I bought a newspaper the other day, and while reading it, came across an interesting column headline:
Asteroid Could Collide With Mars, Scientists Say
According to the very brief article, this asteroid, called 2007 WD5, which was discovered in November, is calculated to pass very close to Mars. Earlier odds were given at 1-75 of an impact, but recent historical data on the asteroid’s path have bumped that up to 1-25. The current prediction is that if this is the 1 in 25 chance, the asteroid will hit Mars on January 30th.
Those are close odds, like really, really, really close. If this was something coming towards Earth, I’d stock up on food and water and bring along my copy of Cormic McCarthy’s The Road.

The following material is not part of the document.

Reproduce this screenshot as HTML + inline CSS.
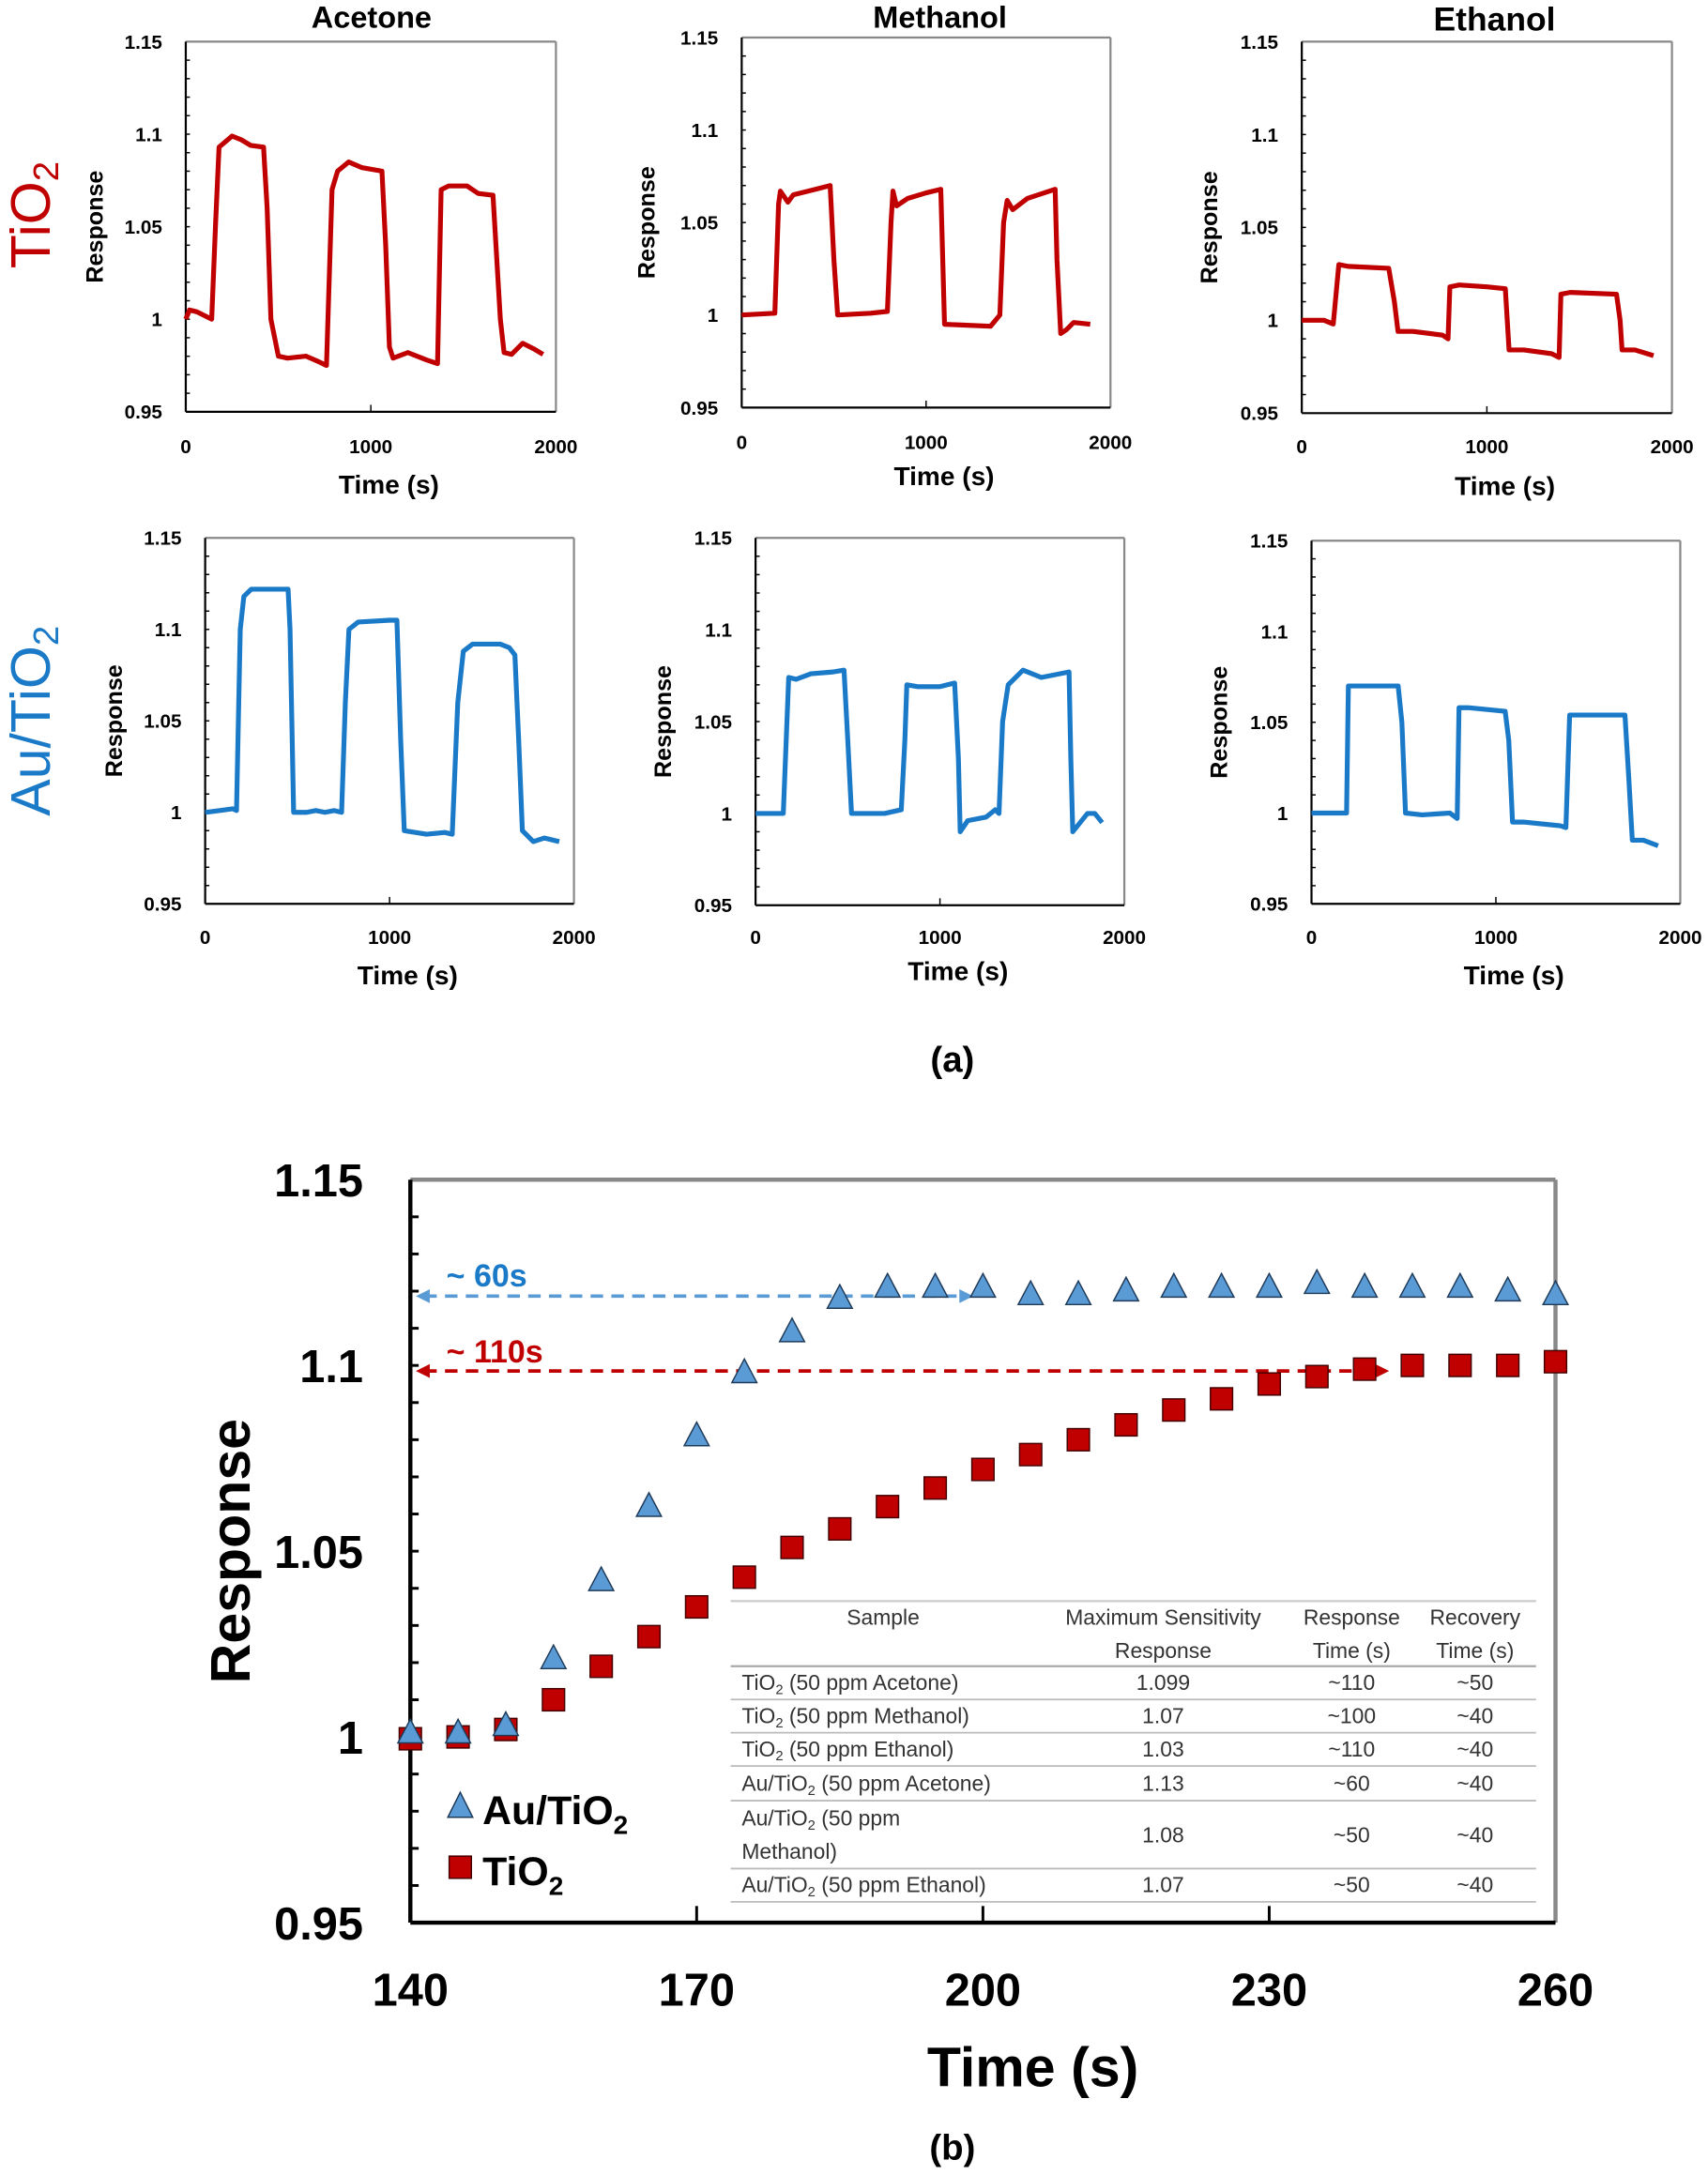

An asteroid is any object that’s smaller than 600 miles across. The largest one, around that size, is called Ceres. Most asteroids orbit the sun between Mars and Jupiter. Both plants have moons that are thought to be captured asteroids.
This isn’t the first time that something’s plowed into one of the planets – this is most likely a common occurance. One of the coolest asteroid impacts occured on one of Saturn’s moons, Mimas. The crater, which was formed billions of years ago, has turned the moon to look almost exactly like the Death Star. In 1994, 21 fragments of the Shoemaker-Levy comet impacted Jupiter, creating huge impacts in the atmosphere, releasing an incredible amount of energy.
2007 WD5 is about the size of a football field. That doesn’t sound too big, but it’s something that could do a lot of damage to the planet – an imact from an object that size would have huge rammifications for the planet. The Meteor Crater in Arizona, was formed when an object a hundred feet in length, a third of the size of the one going towards Mars, hit Earth, leaving a crater a mile in diameter. The last time earth was hit is thought to be 1908, when an asteroid landed in an uninhabited area in Sibera, exploding several miles above the surface, causing widespread devestation. Currently, it’s theorized that a 6 mile long asteroid is enough to cause a mass-extinction that would kill off the human race. 65 million years ago, a large asteroid hit what’s now Mexico, and is believed to have played a large part in killing off the dinosaurs. An earlier asteroid impact at Permian-Cretasious bountry was larger, killing off 95% of the planet’s life. 95% !
Overall, asteroid impacts are probably a fairly common occurence, when you take into account geologic time. (think big) The moon is pockmarked with major asteroid impacts that’ve left bright scars across the surface. Mars and Jupiter, who are closer to the asteroid belt, have probably been hit numerous times in their history. As I mentioned before, Earth has been hit before as well, and will probably be hit again. Currently, there are 200 known asteroids that pass over Earth’s pathway around the sun. There’s probably a lot more that we don’t know about. If I remember correctly, our next near-hit will be around 40 years from now, when one will come close to the planet. I think this sort of thing should really put into focus the fragility of our planet. Life isn’t something that should be taken for granted here – in the larger scheme of things, it hasn’t been around long, only a billion years or so, and it’s come very close to being erased, and that’s just because nature’s out to get us. A small thing like global warming is pretty good evidence that we can screw things up pretty badly on our own.
Despite all the doomsday and gloom surrounding these sorts of events (there’s really nothing that upbeat about planetary extinction), 2007 WD5 (they have to find a better name for this rock) coming close to Mars and possibly hitting it is really interesting. Scientifically, it’ll allow scientists at NASA and around the world to examine what will happen on a planet when a huge rock slams into it, and will be able to see it as it happens. I have no idea what it will mean for all the existing equipment that we have on the planet, such as Viking and the Mars Rovers. But, we do have weather satellites up there, and the amount of data that they’ll be able to collect will be immense – planetary geologists will have a field day. This is all assuming that this isn’t the 24 times that this asteroid will miss. I for one, will be following this with great interest.
In the meantime, let’s have a marathon of Deep Impact, Armageddon, the latest craptacular SciFi movie of the month, and watch the skies.
An interesting, related sidenote – I got a copy of an article entitled An Asteroid Breakup 160 MYR ago As the Probable Source of the K/T Impactor, which came out in the August issue of Nature. It’s really interesting, and talks about the place where the K/T boundry asteroid (the one from 65 million years ago), came from.